GOAL:
Skip the pictures. Transcribe the rest of the data below without changing a word.

## Begin INFORMATION PROVIDED

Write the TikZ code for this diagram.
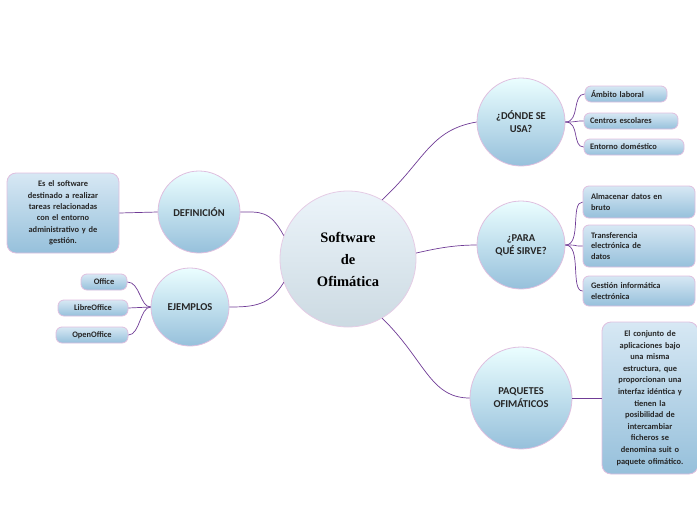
\documentclass[tikz,border=0pt]{standalone}
\usepackage{fontspec}
\setmainfont{Carlito}
\newfontfamily\serifb{Liberation Serif}
\begin{document}
\begin{tikzpicture}[x=1pt,y=-1pt,
 hub/.style={circle,draw=violet!25,line width=0.8pt,top color=blue!5!cyan!8,bottom color={rgb,255:red,150;green,192;blue,219},align=center,font=\fontsize{10.5}{13}\selectfont\bfseries,text=black!85,inner sep=0pt},
 leaf/.style={rounded corners=6pt,draw=violet!25,line width=0.8pt,top color={rgb,255:red,215;green,232;blue,244},bottom color={rgb,255:red,150;green,192;blue,219},align=left,font=\fontsize{8.4}{10.5}\selectfont\bfseries,text=black!85,inner sep=2pt,minimum height=16pt},
 leafc/.style={leaf,align=center},
 con/.style={draw={rgb,255:red,112;green,60;blue,150},line width=0.7pt}]
\useasboundingbox (0,0) rectangle (697,520);
\node[circle,draw=violet!20,line width=0.8pt,top color={rgb,255:red,236;green,244;blue,250},bottom color={rgb,255:red,204;green,218;blue,226},minimum size=136pt,align=center,font=\serifb\fontsize{14.5}{22}\selectfont\bfseries] (c) at (348,259) {Software\\de\\Ofimática};
\node[hub,minimum size=88pt] (d) at (521,122) {¿DÓNDE SE\\USA?};
\node[hub,minimum size=88pt] (p) at (521,245) {¿PARA\\QUÉ SIRVE?};
\node[hub,minimum size=102pt] (k) at (521,398) {PAQUETES\\OFIMÁTICOS};
\node[hub,minimum size=82pt] (df) at (199,212) {DEFINICIÓN};
\node[hub,minimum size=78pt] (ej) at (190,307) {EJEMPLOS};
\node[leaf,text width=78pt] (l1) at (626,94) {\hspace*{4pt}Ámbito laboral};
\node[leaf,text width=90pt] (l2) at (631,121) {\hspace*{4pt}Centros escolares};
\node[leaf,text width=96pt] (l3) at (634,147) {\hspace*{4pt}Entorno doméstico};
\node[leaf,text width=96pt,minimum height=32pt,inner xsep=8pt] (m1) at (639,202) {Almacenar datos en\\bruto};
\node[leaf,text width=96pt,minimum height=42pt,inner xsep=8pt] (m2) at (639,246) {Transferencia\\electrónica de\\datos};
\node[leaf,text width=96pt,minimum height=30pt,inner xsep=8pt] (m3) at (639,291) {Gestión informática\\electrónica};
\node[leafc,text width=92pt,minimum height=152pt,rounded corners=9pt,font=\fontsize{8.4}{11.6}\selectfont\bfseries] (e) at (650,398) {El conjunto de\\aplicaciones bajo\\una misma\\estructura, que\\proporcionan una\\interfaz idéntica y\\tienen la\\posibilidad de\\intercambiar\\ficheros se\\denomina suit o\\paquete ofimático.};
\node[leafc,text width=108pt,minimum height=80pt,rounded corners=9pt,font=\fontsize{8.4}{11.4}\selectfont\bfseries] (t) at (63,213) {Es el software\\destinado a realizar\\tareas relacionadas\\con el entorno\\administrativo y de\\gestión.};
\node[leafc,minimum width=46pt] (o1) at (104,282) {Office};
\node[leafc,minimum width=70pt] (o2) at (93,308) {LibreOffice};
\node[leafc,minimum width=72pt] (o3) at (92,335) {OpenOffice};
\draw[con] (c.60) .. controls (425,160) and (430,130) .. (d.west);
\draw[con] (c.5) .. controls (430,250) and (450,245) .. (p.west);
\draw[con] (c.-60) .. controls (425,360) and (430,398) .. (k.west);
\draw[con] (c.160) .. controls (270,210) and (260,212) .. (df.east);
\draw[con] (c.200) .. controls (270,305) and (255,307) .. (ej.east);
\foreach \n in {l1,l2,l3} \draw[con] (d.east) .. controls (580,122) and (572,0|-\n.west) .. (\n.west);
\foreach \n in {m1,m2,m3} \draw[con] (p.east) .. controls (582,245) and (570,0|-\n.west) .. (\n.west);
\draw[con] (k.east) -- (e.west);
\draw[con] (df.west) -- (t.east);
\foreach \n in {o1,o2,o3} \draw[con] (ej.west) .. controls (140,307) and (140,0|-\n.east) .. (\n.east);
\end{tikzpicture}
\end{document}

## End INFORMATION PROVIDED

THE RESPONSE:
Write the TikZ code for this diagram.
\documentclass[tikz,border=0pt]{standalone}
\usepackage{fontspec}
\setmainfont{Carlito}
\newfontfamily\serifb{Liberation Serif}
\begin{document}
\begin{tikzpicture}[x=1pt,y=-1pt,
 hub/.style={circle,draw=violet!25,line width=0.8pt,top color=blue!5!cyan!8,bottom color={rgb,255:red,150;green,192;blue,219},align=center,font=\fontsize{10.5}{13}\selectfont\bfseries,text=black!85,inner sep=0pt},
 leaf/.style={rounded corners=6pt,draw=violet!25,line width=0.8pt,top color={rgb,255:red,215;green,232;blue,244},bottom color={rgb,255:red,150;green,192;blue,219},align=left,font=\fontsize{8.4}{10.5}\selectfont\bfseries,text=black!85,inner sep=2pt,minimum height=16pt},
 leafc/.style={leaf,align=center},
 con/.style={draw={rgb,255:red,112;green,60;blue,150},line width=0.7pt}]
\useasboundingbox (0,0) rectangle (697,520);
\node[circle,draw=violet!20,line width=0.8pt,top color={rgb,255:red,236;green,244;blue,250},bottom color={rgb,255:red,204;green,218;blue,226},minimum size=136pt,align=center,font=\serifb\fontsize{14.5}{22}\selectfont\bfseries] (c) at (348,259) {Software\\de\\Ofimática};
\node[hub,minimum size=88pt] (d) at (521,122) {¿DÓNDE SE\\USA?};
\node[hub,minimum size=88pt] (p) at (521,245) {¿PARA\\QUÉ SIRVE?};
\node[hub,minimum size=102pt] (k) at (521,398) {PAQUETES\\OFIMÁTICOS};
\node[hub,minimum size=82pt] (df) at (199,212) {DEFINICIÓN};
\node[hub,minimum size=78pt] (ej) at (190,307) {EJEMPLOS};
\node[leaf,text width=78pt] (l1) at (626,94) {\hspace*{4pt}Ámbito laboral};
\node[leaf,text width=90pt] (l2) at (631,121) {\hspace*{4pt}Centros escolares};
\node[leaf,text width=96pt] (l3) at (634,147) {\hspace*{4pt}Entorno doméstico};
\node[leaf,text width=96pt,minimum height=32pt,inner xsep=8pt] (m1) at (639,202) {Almacenar datos en\\bruto};
\node[leaf,text width=96pt,minimum height=42pt,inner xsep=8pt] (m2) at (639,246) {Transferencia\\electrónica de\\datos};
\node[leaf,text width=96pt,minimum height=30pt,inner xsep=8pt] (m3) at (639,291) {Gestión informática\\electrónica};
\node[leafc,text width=92pt,minimum height=152pt,rounded corners=9pt,font=\fontsize{8.4}{11.6}\selectfont\bfseries] (e) at (650,398) {El conjunto de\\aplicaciones bajo\\una misma\\estructura, que\\proporcionan una\\interfaz idéntica y\\tienen la\\posibilidad de\\intercambiar\\ficheros se\\denomina suit o\\paquete ofimático.};
\node[leafc,text width=108pt,minimum height=80pt,rounded corners=9pt,font=\fontsize{8.4}{11.4}\selectfont\bfseries] (t) at (63,213) {Es el software\\destinado a realizar\\tareas relacionadas\\con el entorno\\administrativo y de\\gestión.};
\node[leafc,minimum width=46pt] (o1) at (104,282) {Office};
\node[leafc,minimum width=70pt] (o2) at (93,308) {LibreOffice};
\node[leafc,minimum width=72pt] (o3) at (92,335) {OpenOffice};
\draw[con] (c.60) .. controls (425,160) and (430,130) .. (d.west);
\draw[con] (c.5) .. controls (430,250) and (450,245) .. (p.west);
\draw[con] (c.-60) .. controls (425,360) and (430,398) .. (k.west);
\draw[con] (c.160) .. controls (270,210) and (260,212) .. (df.east);
\draw[con] (c.200) .. controls (270,305) and (255,307) .. (ej.east);
\foreach \n in {l1,l2,l3} \draw[con] (d.east) .. controls (580,122) and (572,0|-\n.west) .. (\n.west);
\foreach \n in {m1,m2,m3} \draw[con] (p.east) .. controls (582,245) and (570,0|-\n.west) .. (\n.west);
\draw[con] (k.east) -- (e.west);
\draw[con] (df.west) -- (t.east);
\foreach \n in {o1,o2,o3} \draw[con] (ej.west) .. controls (140,307) and (140,0|-\n.east) .. (\n.east);
\end{tikzpicture}
\end{document}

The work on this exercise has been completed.